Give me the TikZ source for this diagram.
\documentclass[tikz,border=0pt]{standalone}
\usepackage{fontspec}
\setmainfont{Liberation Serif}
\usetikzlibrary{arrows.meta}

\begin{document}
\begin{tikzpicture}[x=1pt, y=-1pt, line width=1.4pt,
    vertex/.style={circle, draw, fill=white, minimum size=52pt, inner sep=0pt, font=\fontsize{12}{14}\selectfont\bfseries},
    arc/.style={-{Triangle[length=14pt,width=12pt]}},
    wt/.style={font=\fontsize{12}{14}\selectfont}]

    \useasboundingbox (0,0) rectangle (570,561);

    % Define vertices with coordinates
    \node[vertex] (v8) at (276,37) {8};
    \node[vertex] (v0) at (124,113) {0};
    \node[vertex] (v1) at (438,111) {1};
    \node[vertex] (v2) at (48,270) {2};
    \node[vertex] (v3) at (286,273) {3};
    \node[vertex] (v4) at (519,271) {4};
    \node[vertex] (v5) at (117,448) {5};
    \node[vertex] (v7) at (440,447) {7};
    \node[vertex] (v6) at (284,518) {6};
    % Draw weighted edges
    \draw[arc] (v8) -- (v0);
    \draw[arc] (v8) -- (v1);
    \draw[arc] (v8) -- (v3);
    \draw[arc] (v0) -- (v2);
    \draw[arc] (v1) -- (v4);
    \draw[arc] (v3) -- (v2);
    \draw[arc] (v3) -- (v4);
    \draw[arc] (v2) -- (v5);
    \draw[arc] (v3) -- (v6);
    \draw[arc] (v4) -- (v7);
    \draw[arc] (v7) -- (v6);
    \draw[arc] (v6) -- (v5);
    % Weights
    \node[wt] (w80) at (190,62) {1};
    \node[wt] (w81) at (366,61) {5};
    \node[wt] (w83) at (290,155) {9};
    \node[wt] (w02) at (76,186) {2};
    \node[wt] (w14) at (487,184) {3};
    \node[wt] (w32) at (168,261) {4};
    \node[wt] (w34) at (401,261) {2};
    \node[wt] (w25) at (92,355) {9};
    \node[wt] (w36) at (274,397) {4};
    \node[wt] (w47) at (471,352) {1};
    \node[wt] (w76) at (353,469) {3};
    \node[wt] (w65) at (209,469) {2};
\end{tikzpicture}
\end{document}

----------

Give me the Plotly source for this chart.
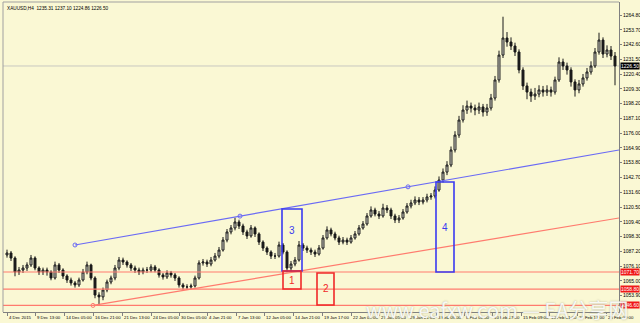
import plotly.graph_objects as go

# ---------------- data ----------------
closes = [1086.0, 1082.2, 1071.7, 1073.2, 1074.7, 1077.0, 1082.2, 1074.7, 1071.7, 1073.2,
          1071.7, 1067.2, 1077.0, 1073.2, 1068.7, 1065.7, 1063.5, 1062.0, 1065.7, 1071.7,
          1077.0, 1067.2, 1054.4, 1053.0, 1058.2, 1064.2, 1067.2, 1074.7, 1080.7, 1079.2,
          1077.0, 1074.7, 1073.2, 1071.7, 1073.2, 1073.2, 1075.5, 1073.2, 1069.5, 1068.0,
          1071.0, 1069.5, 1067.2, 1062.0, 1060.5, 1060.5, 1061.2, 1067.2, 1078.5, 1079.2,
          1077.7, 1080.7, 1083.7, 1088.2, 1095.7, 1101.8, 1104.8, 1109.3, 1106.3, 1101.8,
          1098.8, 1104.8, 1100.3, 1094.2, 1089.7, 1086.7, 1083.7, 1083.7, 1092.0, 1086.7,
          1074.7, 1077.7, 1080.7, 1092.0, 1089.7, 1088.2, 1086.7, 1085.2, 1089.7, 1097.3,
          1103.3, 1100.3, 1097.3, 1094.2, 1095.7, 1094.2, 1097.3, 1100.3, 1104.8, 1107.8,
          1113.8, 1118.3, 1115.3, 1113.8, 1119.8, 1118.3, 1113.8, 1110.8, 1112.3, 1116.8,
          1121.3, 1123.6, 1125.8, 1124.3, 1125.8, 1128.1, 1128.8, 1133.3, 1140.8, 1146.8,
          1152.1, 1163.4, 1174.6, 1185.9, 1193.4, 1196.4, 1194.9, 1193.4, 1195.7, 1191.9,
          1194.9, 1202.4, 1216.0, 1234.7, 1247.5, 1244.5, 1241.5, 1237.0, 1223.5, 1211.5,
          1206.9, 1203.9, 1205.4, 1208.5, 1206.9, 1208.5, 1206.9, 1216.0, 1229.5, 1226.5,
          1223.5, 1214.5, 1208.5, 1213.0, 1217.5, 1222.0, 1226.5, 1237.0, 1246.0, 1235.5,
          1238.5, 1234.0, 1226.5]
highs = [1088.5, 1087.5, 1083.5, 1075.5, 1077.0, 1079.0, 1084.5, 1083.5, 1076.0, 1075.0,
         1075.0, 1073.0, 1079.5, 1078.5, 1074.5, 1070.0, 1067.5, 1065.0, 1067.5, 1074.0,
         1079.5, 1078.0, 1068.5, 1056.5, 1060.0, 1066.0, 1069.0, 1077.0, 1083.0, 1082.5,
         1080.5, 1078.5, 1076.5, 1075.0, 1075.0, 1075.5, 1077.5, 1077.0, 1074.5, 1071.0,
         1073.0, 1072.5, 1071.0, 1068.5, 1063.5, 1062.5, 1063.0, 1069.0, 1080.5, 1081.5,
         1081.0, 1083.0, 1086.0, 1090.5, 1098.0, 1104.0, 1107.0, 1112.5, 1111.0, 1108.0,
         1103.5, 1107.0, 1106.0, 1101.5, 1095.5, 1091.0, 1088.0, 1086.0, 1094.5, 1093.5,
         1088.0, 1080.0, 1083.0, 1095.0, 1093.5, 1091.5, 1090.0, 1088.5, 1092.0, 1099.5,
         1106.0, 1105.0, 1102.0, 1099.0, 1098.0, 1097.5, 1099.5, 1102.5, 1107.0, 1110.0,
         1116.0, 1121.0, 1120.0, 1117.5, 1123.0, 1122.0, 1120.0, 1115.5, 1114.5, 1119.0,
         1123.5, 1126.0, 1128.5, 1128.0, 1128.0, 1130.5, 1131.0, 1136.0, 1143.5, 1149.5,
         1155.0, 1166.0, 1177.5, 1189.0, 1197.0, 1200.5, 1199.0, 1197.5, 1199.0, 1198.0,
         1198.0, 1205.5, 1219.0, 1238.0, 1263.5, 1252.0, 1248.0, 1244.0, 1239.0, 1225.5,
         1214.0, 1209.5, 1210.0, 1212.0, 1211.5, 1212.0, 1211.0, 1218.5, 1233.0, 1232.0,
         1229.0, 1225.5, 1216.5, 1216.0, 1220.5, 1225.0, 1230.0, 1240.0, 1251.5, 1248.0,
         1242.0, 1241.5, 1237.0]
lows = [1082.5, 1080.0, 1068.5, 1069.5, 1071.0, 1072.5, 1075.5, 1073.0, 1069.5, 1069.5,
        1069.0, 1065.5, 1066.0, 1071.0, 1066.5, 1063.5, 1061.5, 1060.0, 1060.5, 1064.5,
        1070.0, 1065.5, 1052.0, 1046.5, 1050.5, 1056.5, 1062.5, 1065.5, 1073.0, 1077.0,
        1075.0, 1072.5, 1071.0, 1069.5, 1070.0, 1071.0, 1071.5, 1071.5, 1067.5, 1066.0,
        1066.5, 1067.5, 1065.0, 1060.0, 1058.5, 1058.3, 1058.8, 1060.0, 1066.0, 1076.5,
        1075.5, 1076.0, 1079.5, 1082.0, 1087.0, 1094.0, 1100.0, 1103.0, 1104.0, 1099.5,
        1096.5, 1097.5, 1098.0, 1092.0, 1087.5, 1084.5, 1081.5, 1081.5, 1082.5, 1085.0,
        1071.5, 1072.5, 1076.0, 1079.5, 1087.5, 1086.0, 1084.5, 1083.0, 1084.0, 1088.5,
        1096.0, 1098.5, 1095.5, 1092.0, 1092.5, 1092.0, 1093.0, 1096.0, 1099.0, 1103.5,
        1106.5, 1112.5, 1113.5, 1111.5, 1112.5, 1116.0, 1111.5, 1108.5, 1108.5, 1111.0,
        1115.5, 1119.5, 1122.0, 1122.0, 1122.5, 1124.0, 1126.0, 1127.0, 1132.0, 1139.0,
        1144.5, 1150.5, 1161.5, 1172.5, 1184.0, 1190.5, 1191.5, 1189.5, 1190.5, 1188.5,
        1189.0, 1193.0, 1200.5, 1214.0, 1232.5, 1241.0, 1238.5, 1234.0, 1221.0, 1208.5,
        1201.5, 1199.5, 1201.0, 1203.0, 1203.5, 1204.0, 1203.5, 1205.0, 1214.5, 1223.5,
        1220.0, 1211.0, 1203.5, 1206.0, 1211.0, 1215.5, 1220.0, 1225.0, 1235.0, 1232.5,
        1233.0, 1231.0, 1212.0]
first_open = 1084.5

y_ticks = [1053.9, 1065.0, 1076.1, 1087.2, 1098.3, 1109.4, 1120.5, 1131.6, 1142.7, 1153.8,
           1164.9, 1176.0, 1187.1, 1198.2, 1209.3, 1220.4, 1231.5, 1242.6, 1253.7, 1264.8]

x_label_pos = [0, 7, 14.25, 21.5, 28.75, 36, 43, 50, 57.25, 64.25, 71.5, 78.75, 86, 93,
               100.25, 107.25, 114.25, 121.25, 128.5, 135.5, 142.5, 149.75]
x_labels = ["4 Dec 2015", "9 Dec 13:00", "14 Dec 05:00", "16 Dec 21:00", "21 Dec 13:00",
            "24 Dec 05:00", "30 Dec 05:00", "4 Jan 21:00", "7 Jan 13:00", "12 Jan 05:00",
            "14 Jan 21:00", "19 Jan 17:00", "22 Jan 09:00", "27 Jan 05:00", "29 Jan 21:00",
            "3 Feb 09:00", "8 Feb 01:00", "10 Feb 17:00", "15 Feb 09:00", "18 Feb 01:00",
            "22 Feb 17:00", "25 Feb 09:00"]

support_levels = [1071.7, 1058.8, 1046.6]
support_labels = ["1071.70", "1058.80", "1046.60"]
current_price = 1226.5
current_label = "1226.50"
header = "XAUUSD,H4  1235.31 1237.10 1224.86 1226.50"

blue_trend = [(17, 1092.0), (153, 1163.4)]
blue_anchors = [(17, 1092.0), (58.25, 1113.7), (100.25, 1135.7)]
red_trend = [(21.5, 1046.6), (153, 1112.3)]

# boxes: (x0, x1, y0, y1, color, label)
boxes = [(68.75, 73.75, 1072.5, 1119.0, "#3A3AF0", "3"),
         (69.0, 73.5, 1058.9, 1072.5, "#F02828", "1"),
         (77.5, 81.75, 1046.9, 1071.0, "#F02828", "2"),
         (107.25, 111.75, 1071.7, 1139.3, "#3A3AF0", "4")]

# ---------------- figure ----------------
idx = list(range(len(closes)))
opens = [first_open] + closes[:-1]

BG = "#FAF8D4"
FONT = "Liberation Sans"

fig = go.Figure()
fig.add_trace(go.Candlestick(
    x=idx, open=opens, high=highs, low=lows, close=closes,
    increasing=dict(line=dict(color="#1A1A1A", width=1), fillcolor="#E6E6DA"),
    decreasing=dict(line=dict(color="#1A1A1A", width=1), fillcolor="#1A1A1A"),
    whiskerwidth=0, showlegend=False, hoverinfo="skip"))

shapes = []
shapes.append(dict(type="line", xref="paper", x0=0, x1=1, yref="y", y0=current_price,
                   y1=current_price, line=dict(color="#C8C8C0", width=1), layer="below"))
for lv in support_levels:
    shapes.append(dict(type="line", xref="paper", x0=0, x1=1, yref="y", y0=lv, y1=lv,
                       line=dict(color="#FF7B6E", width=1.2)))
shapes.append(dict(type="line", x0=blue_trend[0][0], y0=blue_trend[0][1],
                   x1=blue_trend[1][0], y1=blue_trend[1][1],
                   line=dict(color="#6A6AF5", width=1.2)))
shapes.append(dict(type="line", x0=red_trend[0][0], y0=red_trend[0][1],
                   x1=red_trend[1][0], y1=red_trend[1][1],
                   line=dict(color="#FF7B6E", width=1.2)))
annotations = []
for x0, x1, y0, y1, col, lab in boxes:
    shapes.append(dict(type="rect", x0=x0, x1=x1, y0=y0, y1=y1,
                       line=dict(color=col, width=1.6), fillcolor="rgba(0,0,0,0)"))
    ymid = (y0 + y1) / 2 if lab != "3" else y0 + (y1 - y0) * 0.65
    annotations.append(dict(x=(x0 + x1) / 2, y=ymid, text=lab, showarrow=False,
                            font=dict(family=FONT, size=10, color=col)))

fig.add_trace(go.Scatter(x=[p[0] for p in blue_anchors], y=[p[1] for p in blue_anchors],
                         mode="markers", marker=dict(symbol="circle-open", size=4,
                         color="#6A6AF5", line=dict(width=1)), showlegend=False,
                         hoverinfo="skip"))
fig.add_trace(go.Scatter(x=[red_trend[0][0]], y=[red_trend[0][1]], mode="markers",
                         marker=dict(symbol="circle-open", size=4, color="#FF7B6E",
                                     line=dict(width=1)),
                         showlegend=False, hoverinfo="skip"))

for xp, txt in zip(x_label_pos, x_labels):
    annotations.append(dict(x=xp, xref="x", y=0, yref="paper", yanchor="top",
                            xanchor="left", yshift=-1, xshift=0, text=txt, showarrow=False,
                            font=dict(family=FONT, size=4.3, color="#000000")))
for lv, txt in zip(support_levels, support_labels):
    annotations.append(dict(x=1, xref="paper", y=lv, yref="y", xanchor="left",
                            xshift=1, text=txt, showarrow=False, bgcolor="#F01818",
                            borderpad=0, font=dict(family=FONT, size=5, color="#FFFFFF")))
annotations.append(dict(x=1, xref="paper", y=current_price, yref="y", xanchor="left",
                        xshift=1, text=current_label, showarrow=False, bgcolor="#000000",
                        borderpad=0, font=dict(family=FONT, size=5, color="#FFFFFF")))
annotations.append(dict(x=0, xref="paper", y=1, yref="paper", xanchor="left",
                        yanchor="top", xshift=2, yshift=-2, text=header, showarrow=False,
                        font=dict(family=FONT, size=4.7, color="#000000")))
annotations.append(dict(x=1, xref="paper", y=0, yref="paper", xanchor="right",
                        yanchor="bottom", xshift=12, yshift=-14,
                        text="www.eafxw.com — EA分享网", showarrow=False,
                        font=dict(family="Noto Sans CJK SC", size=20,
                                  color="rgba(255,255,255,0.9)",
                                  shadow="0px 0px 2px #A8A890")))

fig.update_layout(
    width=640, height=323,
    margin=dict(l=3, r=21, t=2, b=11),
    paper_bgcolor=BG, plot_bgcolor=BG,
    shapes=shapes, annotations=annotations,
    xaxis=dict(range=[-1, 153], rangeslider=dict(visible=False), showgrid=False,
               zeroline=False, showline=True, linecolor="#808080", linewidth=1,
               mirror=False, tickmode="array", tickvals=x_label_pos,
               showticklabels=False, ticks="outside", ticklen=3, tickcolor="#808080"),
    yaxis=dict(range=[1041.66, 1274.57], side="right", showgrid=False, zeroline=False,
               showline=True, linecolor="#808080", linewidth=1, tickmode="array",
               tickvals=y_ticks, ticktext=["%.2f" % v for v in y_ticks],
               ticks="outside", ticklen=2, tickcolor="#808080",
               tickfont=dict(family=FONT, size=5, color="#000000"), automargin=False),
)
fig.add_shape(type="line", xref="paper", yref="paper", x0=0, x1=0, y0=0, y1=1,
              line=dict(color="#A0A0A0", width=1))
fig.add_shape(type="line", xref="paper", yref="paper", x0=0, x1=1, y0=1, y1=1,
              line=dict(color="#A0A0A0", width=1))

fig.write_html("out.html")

----------

> Task to carry out: Print exactly the run of lines that starts at the line with "Give me the TikZ source for this diagram." and ends at the line with "(0,0) rectangle (570,561);". Leave out every other line.

> Solution to the problem:
Give me the TikZ source for this diagram.
\documentclass[tikz,border=0pt]{standalone}
\usepackage{fontspec}
\setmainfont{Liberation Serif}
\usetikzlibrary{arrows.meta}

\begin{document}
\begin{tikzpicture}[x=1pt, y=-1pt, line width=1.4pt,
    vertex/.style={circle, draw, fill=white, minimum size=52pt, inner sep=0pt, font=\fontsize{12}{14}\selectfont\bfseries},
    arc/.style={-{Triangle[length=14pt,width=12pt]}},
    wt/.style={font=\fontsize{12}{14}\selectfont}]

    \useasboundingbox (0,0) rectangle (570,561);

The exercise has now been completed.